+++ Rows

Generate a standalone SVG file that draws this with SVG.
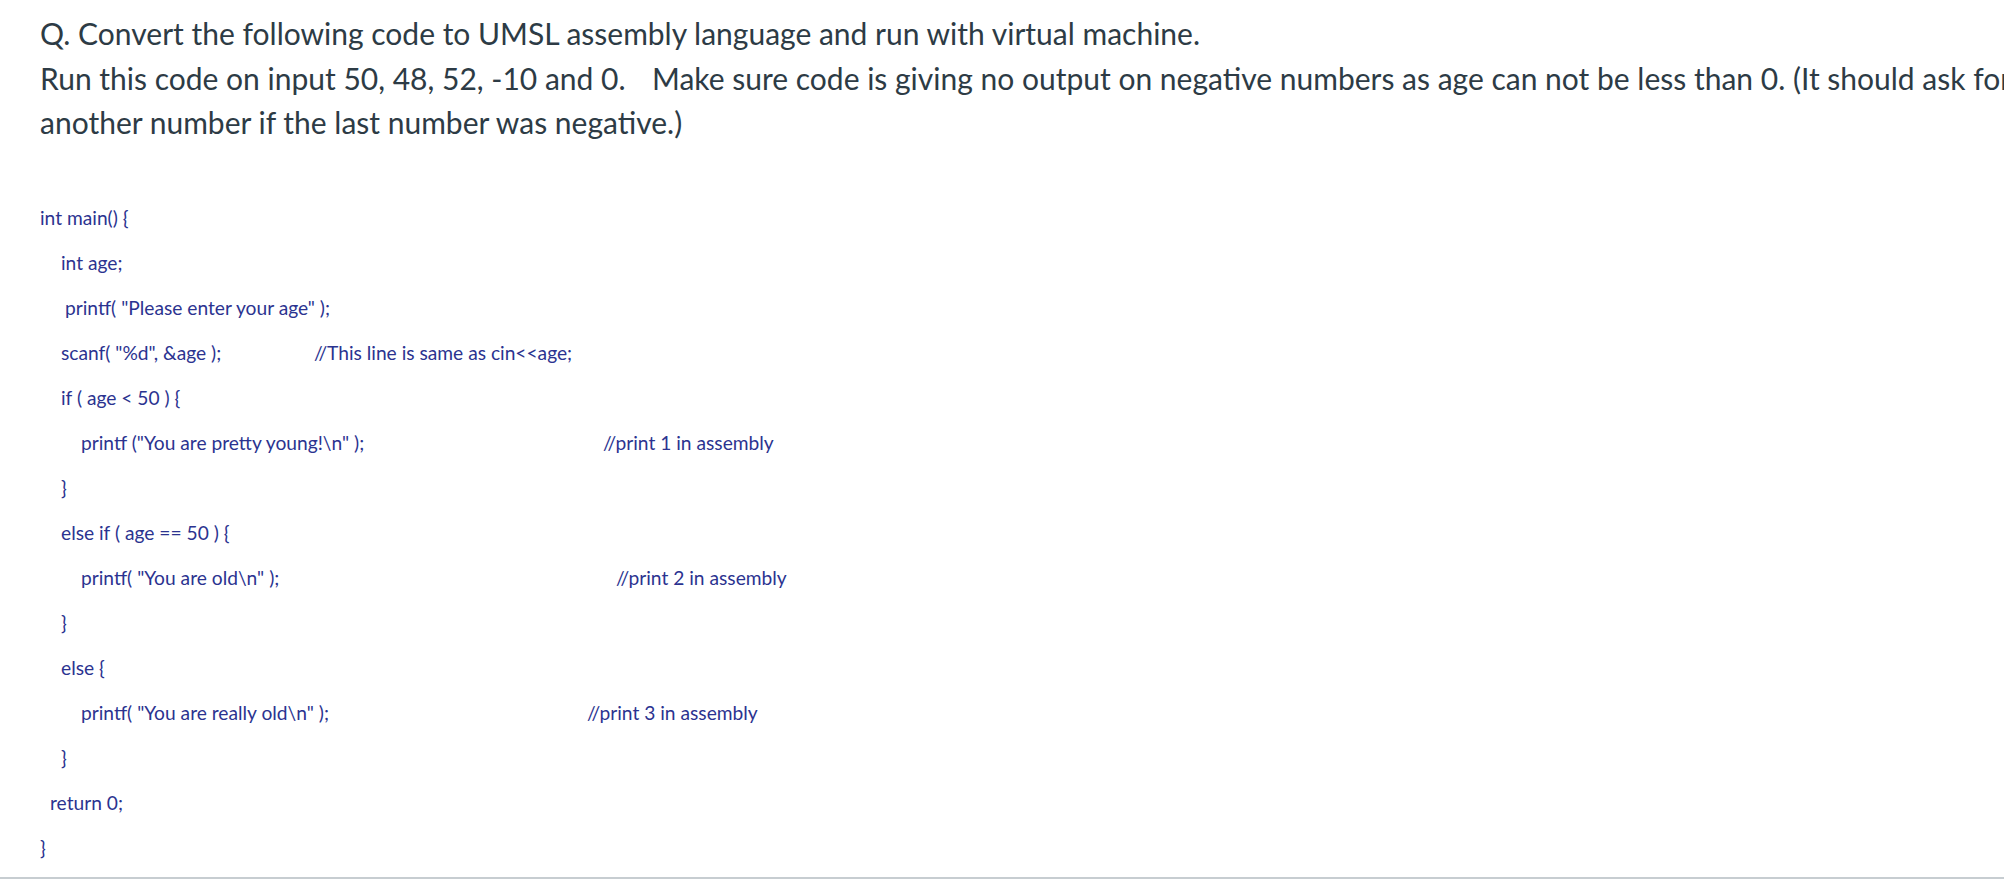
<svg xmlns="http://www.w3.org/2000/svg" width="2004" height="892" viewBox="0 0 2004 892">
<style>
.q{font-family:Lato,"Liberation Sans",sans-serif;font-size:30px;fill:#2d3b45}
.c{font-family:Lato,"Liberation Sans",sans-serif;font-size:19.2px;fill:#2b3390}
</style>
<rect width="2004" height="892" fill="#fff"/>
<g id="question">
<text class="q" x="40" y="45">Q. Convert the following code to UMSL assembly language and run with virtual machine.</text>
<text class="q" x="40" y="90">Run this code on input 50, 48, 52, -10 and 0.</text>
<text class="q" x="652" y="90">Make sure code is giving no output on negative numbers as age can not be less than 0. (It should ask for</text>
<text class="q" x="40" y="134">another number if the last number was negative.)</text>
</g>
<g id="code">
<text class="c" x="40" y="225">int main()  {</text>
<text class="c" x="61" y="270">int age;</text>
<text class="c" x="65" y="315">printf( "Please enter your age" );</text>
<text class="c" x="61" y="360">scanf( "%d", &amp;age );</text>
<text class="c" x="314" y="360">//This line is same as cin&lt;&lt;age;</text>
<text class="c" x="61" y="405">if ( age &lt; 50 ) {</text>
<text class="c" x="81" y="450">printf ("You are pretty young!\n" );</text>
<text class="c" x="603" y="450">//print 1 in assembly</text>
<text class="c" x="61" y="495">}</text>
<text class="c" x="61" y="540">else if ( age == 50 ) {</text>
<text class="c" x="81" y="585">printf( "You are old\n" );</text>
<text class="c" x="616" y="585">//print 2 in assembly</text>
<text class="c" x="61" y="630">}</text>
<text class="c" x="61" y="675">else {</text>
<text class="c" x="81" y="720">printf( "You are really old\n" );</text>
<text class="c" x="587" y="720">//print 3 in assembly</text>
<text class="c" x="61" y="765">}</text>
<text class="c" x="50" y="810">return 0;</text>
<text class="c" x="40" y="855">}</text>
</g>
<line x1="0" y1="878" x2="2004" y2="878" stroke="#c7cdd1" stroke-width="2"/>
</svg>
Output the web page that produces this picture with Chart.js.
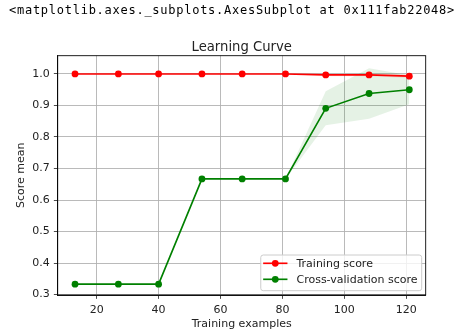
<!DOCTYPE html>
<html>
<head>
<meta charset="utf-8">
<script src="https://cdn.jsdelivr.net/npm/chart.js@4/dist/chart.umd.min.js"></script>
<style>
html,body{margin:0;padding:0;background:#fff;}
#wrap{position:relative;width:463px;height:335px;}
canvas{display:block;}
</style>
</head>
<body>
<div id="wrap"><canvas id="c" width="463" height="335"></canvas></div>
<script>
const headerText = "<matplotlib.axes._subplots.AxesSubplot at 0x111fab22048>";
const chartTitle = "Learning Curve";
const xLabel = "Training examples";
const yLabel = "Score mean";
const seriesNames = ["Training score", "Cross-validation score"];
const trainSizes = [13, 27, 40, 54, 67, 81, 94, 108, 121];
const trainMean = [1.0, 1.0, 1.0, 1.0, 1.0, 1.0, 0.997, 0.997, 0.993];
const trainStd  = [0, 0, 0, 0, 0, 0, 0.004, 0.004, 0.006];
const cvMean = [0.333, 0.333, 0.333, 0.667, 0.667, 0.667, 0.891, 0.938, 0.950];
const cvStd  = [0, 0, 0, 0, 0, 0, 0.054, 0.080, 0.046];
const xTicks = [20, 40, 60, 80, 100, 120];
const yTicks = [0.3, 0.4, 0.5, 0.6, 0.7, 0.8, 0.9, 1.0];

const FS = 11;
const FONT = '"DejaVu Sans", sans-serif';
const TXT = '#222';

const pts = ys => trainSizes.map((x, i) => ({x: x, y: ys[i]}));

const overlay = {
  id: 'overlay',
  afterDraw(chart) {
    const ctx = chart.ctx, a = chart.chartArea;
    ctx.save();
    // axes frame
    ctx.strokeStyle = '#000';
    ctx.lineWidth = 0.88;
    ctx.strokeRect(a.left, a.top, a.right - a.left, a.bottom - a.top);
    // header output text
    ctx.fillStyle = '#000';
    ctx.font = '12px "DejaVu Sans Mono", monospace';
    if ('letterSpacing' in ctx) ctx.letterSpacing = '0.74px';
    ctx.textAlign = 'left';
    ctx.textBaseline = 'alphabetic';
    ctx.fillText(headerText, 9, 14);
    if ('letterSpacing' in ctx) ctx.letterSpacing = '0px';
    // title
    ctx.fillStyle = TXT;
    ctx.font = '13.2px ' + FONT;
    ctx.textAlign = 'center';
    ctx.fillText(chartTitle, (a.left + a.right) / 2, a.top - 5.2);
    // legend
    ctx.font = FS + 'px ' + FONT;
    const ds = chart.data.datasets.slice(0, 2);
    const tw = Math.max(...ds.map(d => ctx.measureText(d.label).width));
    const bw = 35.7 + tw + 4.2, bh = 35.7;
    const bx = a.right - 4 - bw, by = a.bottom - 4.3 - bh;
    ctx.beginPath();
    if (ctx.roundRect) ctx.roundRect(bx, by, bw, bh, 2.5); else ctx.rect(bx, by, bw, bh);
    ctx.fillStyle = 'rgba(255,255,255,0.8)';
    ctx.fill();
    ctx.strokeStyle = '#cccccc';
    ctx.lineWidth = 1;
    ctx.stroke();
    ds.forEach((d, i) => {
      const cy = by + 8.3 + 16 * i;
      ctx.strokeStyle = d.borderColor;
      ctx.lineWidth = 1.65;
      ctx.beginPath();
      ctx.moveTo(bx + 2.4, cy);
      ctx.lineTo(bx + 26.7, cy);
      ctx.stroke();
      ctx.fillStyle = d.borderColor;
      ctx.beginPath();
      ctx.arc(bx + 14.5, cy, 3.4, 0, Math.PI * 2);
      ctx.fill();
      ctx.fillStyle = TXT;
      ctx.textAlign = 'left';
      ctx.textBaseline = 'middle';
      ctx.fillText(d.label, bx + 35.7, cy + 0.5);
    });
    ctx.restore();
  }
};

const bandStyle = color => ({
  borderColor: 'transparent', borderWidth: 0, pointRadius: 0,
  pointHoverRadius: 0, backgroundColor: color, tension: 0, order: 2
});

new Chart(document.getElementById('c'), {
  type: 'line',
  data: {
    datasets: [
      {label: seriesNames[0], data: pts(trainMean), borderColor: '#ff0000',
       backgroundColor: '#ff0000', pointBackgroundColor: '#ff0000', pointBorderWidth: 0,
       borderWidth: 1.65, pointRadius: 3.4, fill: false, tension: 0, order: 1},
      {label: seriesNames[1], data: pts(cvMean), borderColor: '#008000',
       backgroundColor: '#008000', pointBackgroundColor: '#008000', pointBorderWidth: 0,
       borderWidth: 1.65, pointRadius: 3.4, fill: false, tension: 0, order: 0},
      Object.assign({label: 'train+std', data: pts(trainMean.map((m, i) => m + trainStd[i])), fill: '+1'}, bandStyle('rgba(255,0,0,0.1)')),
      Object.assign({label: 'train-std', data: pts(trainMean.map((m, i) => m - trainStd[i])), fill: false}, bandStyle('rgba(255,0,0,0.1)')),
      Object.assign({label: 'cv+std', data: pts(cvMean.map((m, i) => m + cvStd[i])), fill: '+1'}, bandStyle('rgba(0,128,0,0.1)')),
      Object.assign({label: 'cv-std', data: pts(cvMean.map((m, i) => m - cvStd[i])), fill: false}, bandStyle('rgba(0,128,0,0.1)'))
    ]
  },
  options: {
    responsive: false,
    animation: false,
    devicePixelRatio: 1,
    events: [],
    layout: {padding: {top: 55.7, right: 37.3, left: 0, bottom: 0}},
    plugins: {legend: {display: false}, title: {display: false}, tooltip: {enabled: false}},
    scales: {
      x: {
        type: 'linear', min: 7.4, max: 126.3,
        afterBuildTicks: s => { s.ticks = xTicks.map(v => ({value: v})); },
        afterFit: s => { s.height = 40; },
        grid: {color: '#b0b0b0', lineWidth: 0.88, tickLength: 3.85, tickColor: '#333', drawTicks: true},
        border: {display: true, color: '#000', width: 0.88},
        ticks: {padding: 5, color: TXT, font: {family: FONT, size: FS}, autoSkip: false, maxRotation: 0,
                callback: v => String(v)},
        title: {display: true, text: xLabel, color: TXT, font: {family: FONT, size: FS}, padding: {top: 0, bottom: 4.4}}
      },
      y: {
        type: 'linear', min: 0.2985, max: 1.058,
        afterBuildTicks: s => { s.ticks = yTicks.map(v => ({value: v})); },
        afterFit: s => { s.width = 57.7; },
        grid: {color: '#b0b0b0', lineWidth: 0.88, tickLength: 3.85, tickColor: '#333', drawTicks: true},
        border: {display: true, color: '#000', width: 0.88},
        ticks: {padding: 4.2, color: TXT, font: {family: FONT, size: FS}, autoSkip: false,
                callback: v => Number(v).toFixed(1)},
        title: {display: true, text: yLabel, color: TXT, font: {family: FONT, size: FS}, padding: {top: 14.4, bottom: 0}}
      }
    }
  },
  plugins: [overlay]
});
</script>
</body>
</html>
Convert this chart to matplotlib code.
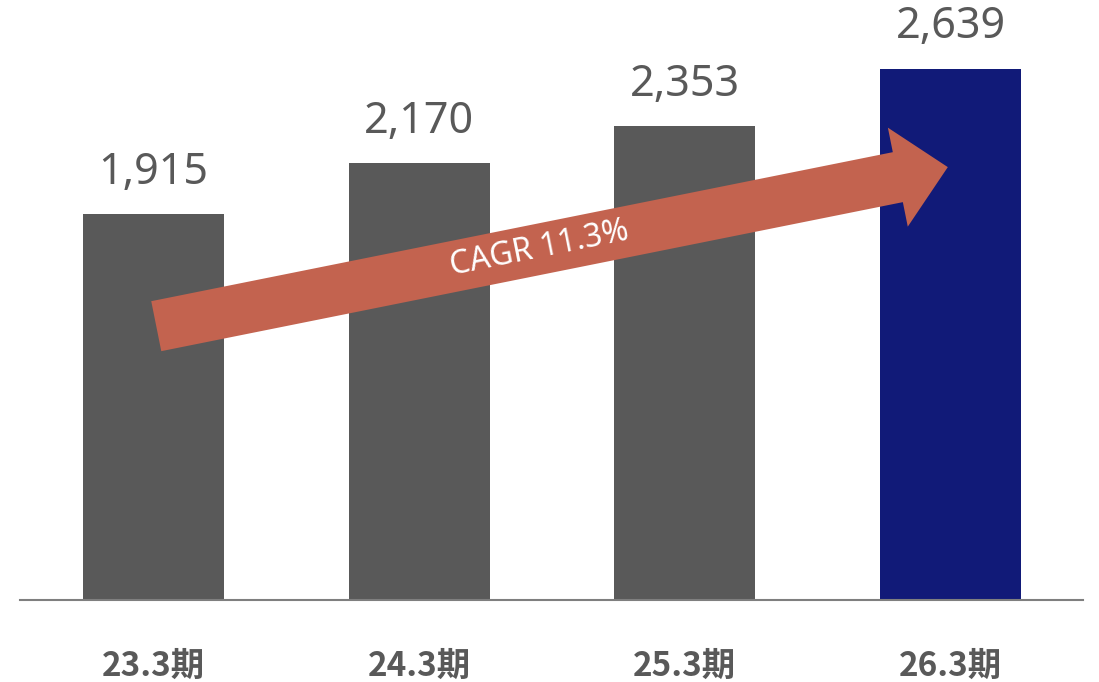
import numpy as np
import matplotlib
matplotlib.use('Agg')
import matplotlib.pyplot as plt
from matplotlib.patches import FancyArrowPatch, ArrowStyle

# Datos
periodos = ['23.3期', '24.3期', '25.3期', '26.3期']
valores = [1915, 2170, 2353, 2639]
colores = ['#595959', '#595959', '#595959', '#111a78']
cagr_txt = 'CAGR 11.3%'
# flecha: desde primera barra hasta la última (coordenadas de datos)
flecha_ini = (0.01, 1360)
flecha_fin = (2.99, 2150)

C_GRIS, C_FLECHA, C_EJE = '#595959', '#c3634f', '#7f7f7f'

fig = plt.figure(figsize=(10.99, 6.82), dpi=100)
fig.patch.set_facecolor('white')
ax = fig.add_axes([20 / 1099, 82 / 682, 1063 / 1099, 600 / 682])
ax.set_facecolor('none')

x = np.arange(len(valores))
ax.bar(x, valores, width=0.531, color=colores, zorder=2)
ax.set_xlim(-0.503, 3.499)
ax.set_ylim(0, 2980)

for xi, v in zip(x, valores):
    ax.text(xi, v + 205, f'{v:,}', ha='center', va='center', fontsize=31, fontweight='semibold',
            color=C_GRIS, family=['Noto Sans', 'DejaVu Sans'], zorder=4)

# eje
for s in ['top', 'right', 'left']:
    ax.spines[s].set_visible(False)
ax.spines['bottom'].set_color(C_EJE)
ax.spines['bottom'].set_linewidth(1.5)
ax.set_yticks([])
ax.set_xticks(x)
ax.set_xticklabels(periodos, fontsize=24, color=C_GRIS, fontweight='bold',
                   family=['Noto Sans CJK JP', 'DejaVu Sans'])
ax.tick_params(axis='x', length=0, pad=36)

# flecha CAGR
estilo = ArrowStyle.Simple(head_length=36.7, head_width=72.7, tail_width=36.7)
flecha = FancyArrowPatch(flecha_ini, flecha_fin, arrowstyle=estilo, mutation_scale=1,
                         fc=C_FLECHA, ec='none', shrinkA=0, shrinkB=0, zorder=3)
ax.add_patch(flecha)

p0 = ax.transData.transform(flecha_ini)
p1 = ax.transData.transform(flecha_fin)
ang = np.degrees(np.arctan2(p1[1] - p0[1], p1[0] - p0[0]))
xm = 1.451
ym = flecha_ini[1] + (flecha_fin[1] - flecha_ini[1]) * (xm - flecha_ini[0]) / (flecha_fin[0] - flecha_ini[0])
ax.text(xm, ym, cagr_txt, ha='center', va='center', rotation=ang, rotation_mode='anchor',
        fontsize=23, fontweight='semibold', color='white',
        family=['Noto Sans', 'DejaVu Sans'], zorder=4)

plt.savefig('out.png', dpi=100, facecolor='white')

++++++

Work to do →
Nothing but the lines from the one containing "Output the web" through the one containing "const pts = ys" should be echoed, each exactly as it stands; pictures are excluded.

Response to this task →
Output the web page that produces this picture with Chart.js.
<!DOCTYPE html>
<html>
<head>
<meta charset="utf-8">
<script src="https://cdn.jsdelivr.net/npm/chart.js@4/dist/chart.umd.min.js"></script>
<style>
html,body{margin:0;padding:0;background:#fff;}
#wrap{position:relative;width:463px;height:335px;}
canvas{display:block;}
</style>
</head>
<body>
<div id="wrap"><canvas id="c" width="463" height="335"></canvas></div>
<script>
const headerText = "<matplotlib.axes._subplots.AxesSubplot at 0x111fab22048>";
const chartTitle = "Learning Curve";
const xLabel = "Training examples";
const yLabel = "Score mean";
const seriesNames = ["Training score", "Cross-validation score"];
const trainSizes = [13, 27, 40, 54, 67, 81, 94, 108, 121];
const trainMean = [1.0, 1.0, 1.0, 1.0, 1.0, 1.0, 0.997, 0.997, 0.993];
const trainStd  = [0, 0, 0, 0, 0, 0, 0.004, 0.004, 0.006];
const cvMean = [0.333, 0.333, 0.333, 0.667, 0.667, 0.667, 0.891, 0.938, 0.950];
const cvStd  = [0, 0, 0, 0, 0, 0, 0.054, 0.080, 0.046];
const xTicks = [20, 40, 60, 80, 100, 120];
const yTicks = [0.3, 0.4, 0.5, 0.6, 0.7, 0.8, 0.9, 1.0];

const FS = 11;
const FONT = '"DejaVu Sans", sans-serif';
const TXT = '#222';

const pts = ys => trainSizes.map((x, i) => ({x: x, y: ys[i]}));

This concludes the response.